Important information to know about NetMon
NetMon has the concept of a host which has many service monitors. A host may have an ICMP service check, a HTTP service check, and a SMTP service check. Those three checks are search a service monitor. Each service monitor may have a separate contact who is notified in the case of an outage in addition to the host contact. This flexibility is built in to only notify those who are responsible for particular services on a host.
Hosts range in condition from green to yellow to red. If all of the services are fully green, then the host itself is considered green. If one or more of the services have a yellow or red condition. Red is labeled if all of the service monitors are at red. Unknown status is when there are no service monitors or if all of the monitors are in an unknown state.

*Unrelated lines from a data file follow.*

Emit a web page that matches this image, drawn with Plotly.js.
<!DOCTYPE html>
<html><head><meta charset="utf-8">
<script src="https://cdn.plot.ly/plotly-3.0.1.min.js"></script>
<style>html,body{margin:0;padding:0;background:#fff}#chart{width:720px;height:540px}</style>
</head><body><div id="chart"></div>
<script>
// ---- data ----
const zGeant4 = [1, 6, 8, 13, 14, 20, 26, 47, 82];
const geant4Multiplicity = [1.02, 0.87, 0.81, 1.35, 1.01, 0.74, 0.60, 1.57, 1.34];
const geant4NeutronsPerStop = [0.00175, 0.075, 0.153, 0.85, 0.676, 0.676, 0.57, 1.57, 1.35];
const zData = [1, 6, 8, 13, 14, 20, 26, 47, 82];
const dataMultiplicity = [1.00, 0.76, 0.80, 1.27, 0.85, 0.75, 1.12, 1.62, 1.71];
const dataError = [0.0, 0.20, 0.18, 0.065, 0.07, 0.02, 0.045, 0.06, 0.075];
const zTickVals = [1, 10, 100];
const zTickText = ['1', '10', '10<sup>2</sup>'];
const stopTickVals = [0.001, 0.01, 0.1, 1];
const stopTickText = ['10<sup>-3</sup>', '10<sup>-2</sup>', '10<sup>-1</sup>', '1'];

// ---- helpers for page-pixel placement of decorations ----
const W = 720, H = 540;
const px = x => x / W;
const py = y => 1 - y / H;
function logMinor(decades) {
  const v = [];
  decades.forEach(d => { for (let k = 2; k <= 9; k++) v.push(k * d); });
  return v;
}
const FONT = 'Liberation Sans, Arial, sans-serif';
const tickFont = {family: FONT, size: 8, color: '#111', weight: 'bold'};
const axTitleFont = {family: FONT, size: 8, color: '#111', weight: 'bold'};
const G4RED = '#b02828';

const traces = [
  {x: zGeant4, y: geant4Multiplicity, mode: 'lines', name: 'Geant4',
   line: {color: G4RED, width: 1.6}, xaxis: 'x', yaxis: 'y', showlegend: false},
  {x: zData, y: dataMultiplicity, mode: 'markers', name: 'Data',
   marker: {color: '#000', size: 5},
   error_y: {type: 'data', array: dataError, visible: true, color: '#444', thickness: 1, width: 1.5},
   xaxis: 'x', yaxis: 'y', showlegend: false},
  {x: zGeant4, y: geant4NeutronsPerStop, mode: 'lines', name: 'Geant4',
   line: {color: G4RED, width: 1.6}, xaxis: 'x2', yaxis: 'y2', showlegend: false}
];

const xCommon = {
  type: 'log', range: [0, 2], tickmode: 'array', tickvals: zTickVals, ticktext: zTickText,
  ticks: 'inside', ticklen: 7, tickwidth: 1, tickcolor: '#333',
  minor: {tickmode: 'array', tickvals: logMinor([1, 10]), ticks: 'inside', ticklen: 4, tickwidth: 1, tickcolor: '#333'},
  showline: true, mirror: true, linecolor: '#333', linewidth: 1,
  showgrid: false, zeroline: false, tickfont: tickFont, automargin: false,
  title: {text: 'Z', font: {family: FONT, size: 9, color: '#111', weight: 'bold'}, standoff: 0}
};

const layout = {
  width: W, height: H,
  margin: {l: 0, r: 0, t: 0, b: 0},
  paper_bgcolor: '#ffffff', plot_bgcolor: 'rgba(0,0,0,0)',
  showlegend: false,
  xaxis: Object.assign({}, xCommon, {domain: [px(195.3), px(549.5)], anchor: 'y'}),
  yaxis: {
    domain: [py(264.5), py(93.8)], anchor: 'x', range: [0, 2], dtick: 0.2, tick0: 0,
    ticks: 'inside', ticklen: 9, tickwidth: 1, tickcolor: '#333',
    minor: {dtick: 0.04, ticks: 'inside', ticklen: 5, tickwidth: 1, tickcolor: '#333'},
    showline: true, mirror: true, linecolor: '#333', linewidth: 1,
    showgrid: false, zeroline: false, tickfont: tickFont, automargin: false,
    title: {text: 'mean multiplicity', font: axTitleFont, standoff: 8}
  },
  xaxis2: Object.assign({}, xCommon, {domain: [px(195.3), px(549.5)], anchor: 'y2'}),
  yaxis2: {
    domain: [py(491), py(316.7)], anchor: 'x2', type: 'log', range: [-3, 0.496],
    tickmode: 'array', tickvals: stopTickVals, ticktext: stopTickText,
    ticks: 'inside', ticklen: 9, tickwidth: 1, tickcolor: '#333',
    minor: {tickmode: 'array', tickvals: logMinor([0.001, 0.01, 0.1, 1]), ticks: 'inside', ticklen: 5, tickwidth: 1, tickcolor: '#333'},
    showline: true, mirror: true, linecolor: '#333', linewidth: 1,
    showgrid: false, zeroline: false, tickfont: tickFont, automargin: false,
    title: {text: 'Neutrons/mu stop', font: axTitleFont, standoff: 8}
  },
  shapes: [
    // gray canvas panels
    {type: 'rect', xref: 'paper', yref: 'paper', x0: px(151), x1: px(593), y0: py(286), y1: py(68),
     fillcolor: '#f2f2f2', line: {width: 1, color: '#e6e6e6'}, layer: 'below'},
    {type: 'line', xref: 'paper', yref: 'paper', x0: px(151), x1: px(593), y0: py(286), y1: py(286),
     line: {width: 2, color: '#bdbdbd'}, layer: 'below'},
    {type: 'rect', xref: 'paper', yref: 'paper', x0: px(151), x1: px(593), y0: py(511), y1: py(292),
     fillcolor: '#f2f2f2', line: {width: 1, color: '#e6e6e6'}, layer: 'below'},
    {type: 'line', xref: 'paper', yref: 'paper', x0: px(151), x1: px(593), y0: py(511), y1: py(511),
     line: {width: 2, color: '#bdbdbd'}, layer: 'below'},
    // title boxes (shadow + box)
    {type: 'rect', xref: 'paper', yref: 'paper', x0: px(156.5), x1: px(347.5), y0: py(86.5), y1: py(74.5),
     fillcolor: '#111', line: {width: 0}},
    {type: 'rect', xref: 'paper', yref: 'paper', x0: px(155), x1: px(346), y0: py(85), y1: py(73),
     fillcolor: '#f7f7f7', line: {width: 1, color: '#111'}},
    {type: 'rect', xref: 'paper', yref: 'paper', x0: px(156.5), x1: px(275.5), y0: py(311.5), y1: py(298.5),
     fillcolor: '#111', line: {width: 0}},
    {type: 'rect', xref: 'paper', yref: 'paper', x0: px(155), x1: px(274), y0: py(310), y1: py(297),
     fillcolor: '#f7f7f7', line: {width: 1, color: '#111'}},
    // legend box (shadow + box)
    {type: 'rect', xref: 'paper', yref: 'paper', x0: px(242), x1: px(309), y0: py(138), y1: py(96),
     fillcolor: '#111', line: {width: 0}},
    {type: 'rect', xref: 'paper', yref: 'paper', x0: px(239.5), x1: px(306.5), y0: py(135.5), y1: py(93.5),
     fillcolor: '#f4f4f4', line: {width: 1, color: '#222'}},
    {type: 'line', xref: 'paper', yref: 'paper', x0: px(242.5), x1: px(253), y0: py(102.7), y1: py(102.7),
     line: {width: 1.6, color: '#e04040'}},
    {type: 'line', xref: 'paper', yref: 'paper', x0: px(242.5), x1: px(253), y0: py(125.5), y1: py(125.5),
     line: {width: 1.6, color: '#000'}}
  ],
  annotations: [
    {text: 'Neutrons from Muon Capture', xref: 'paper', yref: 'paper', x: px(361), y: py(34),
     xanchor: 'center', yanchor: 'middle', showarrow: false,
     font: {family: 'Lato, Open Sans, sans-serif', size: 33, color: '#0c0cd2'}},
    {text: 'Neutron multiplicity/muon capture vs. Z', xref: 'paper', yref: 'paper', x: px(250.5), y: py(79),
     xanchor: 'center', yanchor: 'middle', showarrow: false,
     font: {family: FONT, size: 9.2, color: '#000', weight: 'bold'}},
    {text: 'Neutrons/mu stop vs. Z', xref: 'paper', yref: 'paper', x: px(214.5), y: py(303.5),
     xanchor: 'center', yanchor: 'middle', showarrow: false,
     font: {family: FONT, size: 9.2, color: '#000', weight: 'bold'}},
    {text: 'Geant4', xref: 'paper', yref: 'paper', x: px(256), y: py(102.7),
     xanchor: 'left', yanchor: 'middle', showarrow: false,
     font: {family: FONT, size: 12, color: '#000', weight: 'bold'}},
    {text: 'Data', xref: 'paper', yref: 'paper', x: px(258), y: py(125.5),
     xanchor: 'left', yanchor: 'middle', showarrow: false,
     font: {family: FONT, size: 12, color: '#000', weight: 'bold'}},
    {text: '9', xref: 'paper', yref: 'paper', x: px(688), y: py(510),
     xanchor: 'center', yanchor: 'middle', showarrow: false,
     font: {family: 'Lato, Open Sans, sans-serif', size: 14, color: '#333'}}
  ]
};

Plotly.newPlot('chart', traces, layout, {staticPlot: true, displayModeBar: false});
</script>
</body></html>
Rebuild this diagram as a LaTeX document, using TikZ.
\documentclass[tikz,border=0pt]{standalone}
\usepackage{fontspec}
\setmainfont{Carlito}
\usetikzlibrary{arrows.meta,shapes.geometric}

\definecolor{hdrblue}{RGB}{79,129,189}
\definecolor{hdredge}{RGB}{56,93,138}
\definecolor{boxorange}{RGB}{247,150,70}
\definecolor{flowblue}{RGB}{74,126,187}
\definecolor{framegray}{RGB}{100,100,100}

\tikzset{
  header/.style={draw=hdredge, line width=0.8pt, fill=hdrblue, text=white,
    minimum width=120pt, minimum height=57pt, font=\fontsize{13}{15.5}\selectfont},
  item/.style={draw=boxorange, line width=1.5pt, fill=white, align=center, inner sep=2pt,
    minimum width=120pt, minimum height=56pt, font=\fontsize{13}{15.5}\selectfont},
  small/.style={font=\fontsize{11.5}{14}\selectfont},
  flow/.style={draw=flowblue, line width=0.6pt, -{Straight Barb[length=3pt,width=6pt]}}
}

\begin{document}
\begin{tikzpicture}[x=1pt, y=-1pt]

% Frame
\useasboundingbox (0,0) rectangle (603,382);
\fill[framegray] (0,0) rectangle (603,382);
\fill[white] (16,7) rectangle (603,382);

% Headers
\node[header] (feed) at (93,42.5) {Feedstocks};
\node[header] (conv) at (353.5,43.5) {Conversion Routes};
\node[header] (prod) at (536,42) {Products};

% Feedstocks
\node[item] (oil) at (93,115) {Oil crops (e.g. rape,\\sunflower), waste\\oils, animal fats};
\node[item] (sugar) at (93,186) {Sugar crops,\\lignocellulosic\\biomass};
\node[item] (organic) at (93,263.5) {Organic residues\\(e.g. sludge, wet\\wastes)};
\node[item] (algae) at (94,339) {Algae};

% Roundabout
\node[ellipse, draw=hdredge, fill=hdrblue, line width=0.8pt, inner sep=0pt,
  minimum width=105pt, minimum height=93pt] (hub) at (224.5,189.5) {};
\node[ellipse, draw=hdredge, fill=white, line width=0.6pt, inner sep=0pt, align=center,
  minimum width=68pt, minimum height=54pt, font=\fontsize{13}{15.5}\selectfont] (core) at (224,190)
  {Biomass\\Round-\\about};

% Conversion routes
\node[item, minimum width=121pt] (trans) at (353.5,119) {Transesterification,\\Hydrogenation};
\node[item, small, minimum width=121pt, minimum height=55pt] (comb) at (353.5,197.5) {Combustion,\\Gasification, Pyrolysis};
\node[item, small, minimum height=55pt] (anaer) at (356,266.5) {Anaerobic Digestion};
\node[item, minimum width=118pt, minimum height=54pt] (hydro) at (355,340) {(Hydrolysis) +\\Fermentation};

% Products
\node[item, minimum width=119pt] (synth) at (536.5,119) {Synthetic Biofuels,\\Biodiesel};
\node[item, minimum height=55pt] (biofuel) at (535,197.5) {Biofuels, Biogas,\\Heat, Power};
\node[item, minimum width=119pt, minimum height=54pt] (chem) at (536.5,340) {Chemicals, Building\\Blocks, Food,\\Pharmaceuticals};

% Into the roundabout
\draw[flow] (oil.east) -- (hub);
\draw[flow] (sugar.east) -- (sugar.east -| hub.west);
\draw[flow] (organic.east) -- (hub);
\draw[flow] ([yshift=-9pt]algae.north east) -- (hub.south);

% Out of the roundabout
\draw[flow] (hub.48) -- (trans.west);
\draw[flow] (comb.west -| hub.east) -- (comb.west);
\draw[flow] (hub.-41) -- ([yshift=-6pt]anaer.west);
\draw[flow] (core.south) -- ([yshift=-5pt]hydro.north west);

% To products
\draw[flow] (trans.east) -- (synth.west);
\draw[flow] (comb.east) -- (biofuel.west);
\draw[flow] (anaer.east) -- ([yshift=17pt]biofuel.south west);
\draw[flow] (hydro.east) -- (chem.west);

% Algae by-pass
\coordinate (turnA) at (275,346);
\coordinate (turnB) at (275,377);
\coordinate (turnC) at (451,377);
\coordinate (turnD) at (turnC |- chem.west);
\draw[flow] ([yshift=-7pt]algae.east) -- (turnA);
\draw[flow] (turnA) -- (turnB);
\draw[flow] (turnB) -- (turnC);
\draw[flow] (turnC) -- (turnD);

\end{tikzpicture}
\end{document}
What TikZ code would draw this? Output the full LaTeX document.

Service monitors range in condition from green to yellow to red. Service monitors will evaluate their past checks with the current check to evaluate status. If the status is green, all of the monitors are able to reach the service two checks in a row. If the status is yellow, one of the checks has failed (but may not mean an outage). Yellow status will also occur if we can reach your service but the expected data does not match. Red is when the service cannot be reached from our monitoring agents. Unknown occurs for a brief time when you first create the monitor and we sync up our agents.
If you want to filter or process our checks, you should configure your mail client to look for a mail header "X-DYNDNS-Netmon: Monitoring Alert".